Deep Dive: How the Court Reached Its Decision
Court's Caution on Restrictive Covenants
The court emphasized the importance of proceeding with caution when enforcing covenants in restraint of trade, as competitive market forces generally serve consumer interests better than restrictive agreements. The court recognized that while restrictive covenants may serve business interests, they can also hinder competition, which is vital for consumer choice and fair pricing. This policy consideration guided the court's approach to the case, ensuring that the covenant would not be upheld if it was deemed to be overly broad or unreasonable. The court's awareness of these broader implications illustrated a commitment to balancing the rights of property owners against the need for a competitive marketplace.
Clarity and Specificity of Covenants
The Supreme Court of Vermont found that restrictive covenants must be articulated with clear and unambiguous language. In this case, the covenant granting the plaintiff the exclusive right to sell automotive accessories was deemed clear and specific, despite the term "automotive accessories" not being explicitly defined in the lease. The parties involved had a mutual understanding of the term, as evidenced by their agreement on which items were considered automotive accessories. This clarity meant that the covenant was specific enough to determine its reasonable effect, thus allowing the court to enforce it without ambiguity.
Role of the Court in Covenant Interpretation
The court ruled that when the terms of a restrictive covenant are clear and definite, the interpretation falls solely within the purview of the court, not a jury. This principle is grounded in the idea that courts are best suited to enforce contracts as written unless ambiguity exists. In this case, the court found that there was no ambiguity in the terms of the covenant, particularly concerning the exclusive right to sell automotive accessories. Because the covenant applied to a specific type of business on a designated parcel of land, the court held that it was neither overly broad nor unreasonable, affirming the trial court's decision not to submit the lease for jury interpretation.
Intent of the Parties
The court highlighted the necessity of considering the intention of the parties when interpreting a restrictive covenant. By examining the language used in the lease, the court determined that the intent was for the plaintiff to have exclusive rights to sell automotive accessories without interference from other businesses. The unambiguous language of the lease clearly indicated that any sales of such items by other parties constituted a violation of the covenant. This focus on the explicit terms over potential incidental business activities reinforced the covenant's enforceability and supported the plaintiff's claims against the defendants.

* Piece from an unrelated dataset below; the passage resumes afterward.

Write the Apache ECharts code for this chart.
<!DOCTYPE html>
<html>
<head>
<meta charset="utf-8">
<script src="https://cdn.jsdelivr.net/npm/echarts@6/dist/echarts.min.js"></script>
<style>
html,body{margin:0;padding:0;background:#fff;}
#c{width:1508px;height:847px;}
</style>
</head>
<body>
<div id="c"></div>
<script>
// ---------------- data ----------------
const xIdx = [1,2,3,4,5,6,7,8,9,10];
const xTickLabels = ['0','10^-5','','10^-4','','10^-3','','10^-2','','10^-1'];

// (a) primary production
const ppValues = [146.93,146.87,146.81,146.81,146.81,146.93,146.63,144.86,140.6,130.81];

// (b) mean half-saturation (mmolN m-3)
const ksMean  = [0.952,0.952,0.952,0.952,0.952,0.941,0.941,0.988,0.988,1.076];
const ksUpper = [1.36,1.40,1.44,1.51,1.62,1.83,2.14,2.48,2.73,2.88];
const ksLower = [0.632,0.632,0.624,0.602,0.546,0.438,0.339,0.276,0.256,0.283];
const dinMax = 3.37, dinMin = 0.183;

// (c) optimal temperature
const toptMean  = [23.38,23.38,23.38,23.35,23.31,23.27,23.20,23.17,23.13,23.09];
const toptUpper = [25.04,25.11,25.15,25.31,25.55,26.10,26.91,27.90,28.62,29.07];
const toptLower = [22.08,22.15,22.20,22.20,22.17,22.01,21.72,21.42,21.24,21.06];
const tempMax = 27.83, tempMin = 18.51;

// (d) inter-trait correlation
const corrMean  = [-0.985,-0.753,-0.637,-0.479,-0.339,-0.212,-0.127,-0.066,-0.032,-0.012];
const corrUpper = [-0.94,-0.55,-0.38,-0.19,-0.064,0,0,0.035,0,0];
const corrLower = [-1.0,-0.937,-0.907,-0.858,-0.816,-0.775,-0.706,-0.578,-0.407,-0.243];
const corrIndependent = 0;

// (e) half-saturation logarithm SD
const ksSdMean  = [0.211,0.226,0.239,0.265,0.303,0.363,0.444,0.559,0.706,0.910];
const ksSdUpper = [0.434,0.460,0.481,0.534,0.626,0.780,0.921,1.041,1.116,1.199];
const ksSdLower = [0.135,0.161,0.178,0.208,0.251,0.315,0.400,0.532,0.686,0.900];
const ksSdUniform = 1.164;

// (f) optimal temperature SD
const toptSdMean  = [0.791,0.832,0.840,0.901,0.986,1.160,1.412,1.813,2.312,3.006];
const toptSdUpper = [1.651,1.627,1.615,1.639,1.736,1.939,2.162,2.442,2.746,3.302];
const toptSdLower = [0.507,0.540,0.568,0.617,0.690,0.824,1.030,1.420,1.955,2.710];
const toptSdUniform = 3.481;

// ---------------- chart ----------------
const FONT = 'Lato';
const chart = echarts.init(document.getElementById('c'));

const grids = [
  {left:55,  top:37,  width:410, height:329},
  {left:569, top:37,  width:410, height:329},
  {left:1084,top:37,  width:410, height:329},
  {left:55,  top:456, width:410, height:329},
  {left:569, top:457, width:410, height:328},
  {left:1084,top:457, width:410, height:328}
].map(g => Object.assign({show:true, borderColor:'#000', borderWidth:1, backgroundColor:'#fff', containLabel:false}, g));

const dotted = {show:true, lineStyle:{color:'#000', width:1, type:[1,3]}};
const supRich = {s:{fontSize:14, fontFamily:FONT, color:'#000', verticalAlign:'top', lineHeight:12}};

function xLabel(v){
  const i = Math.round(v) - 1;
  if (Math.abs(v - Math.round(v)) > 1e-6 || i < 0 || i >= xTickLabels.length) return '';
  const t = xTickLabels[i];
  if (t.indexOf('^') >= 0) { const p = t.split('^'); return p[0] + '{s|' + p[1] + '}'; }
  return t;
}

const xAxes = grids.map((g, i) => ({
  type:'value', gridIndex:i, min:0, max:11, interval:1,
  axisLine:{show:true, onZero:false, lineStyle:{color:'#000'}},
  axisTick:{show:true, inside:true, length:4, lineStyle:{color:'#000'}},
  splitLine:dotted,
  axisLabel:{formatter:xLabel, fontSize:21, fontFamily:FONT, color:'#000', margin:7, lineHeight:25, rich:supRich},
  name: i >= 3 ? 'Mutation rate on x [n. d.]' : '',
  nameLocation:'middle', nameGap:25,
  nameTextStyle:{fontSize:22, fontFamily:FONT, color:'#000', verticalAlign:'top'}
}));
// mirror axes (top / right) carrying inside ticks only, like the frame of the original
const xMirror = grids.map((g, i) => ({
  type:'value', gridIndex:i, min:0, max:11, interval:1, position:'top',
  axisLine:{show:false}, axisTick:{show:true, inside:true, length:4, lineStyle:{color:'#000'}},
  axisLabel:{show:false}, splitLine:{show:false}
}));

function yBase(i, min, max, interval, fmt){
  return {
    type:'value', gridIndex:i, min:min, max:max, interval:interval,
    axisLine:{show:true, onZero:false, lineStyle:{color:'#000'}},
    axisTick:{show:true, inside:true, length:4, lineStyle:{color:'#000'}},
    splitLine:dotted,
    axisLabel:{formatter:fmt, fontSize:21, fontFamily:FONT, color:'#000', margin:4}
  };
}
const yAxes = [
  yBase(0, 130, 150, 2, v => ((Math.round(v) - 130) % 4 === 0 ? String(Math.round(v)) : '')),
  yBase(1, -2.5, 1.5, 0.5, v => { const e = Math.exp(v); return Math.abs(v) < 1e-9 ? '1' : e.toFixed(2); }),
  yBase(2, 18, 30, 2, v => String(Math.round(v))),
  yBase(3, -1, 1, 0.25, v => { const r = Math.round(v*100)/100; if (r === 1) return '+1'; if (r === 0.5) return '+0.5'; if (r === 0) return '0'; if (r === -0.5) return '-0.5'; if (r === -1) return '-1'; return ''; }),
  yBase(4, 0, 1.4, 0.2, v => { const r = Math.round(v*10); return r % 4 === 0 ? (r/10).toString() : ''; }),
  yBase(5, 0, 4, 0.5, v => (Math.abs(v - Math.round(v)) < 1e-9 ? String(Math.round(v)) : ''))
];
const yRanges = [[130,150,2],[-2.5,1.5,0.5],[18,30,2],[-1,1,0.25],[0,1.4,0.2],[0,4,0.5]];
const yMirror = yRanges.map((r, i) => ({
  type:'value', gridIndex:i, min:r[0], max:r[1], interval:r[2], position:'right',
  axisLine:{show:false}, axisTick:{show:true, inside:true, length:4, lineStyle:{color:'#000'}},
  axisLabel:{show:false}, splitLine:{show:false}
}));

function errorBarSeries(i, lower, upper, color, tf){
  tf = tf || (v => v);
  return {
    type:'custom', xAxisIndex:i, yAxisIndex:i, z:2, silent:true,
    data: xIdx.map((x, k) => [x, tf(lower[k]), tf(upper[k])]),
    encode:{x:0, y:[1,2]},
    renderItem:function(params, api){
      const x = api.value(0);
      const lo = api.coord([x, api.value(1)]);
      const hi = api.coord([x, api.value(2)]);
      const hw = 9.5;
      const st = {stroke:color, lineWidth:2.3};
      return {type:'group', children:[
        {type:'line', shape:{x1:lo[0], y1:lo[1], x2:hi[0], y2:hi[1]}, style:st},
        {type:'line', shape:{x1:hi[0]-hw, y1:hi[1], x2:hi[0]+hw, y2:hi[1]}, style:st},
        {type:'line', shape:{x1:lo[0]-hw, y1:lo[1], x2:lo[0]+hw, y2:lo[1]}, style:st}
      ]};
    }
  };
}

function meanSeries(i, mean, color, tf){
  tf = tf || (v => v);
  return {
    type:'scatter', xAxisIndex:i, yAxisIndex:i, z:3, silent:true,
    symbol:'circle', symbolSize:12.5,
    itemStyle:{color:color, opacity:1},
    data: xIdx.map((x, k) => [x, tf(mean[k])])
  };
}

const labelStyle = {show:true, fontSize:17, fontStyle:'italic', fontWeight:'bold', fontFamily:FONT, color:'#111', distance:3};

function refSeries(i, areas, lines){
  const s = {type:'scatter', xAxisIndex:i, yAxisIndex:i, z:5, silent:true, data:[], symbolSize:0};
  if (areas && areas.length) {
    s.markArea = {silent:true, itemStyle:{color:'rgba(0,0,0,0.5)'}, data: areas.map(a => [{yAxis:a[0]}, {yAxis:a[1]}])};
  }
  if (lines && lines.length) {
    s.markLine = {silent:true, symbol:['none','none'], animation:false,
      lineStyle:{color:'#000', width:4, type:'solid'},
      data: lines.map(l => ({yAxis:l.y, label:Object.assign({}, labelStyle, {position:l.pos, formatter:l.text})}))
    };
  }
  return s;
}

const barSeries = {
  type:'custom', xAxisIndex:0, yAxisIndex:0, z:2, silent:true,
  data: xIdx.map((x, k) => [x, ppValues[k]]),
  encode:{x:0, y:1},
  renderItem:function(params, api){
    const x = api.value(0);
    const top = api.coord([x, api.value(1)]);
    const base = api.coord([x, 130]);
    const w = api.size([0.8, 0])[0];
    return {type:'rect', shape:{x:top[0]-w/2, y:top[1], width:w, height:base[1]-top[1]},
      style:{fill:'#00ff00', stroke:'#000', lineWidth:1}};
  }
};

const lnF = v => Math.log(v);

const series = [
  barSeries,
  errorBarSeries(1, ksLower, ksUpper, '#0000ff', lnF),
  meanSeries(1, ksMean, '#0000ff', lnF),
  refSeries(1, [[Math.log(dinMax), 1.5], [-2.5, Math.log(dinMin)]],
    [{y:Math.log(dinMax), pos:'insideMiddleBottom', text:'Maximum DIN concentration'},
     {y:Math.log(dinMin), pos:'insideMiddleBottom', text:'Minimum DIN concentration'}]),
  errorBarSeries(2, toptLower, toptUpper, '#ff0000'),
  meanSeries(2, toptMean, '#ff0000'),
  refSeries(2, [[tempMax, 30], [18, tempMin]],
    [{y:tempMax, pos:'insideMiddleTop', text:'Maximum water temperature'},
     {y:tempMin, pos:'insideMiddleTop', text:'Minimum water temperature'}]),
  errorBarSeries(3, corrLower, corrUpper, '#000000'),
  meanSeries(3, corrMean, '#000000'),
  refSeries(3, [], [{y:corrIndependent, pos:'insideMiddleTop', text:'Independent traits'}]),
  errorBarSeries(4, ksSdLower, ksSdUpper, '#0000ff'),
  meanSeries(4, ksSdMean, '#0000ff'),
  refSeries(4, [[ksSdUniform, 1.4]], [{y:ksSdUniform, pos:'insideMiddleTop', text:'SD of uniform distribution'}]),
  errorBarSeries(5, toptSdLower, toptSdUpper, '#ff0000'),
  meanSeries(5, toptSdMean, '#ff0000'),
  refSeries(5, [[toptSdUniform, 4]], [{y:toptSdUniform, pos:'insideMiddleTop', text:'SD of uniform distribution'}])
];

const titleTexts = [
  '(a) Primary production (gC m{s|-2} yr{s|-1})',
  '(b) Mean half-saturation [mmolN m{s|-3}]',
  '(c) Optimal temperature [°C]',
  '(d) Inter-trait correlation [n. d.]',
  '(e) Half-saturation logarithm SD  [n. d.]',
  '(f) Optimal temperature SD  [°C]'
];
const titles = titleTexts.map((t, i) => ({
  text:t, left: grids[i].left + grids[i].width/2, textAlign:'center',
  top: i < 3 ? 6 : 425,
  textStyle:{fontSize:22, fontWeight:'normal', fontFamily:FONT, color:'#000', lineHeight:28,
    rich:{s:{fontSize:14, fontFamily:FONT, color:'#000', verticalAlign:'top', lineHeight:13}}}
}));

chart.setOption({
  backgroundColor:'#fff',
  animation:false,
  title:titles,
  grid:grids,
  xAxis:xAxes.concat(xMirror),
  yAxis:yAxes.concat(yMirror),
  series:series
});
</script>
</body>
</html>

Denial of New Trial and Remittitur
The court affirmed the trial court's discretion in denying the defendants' motion for a new trial and their request for remittitur. The defendants failed to demonstrate that the damages awarded were grossly excessive or unsupported by the evidence. The plaintiff presented credible testimony regarding the financial losses suffered after the competing business commenced operations, which the jury found persuasive. The court recognized the jury's role in assessing the evidence and resolving factual disputes, upholding the trial court's decision to support the jury's verdict without interference, given the discretion afforded to trial courts in these matters.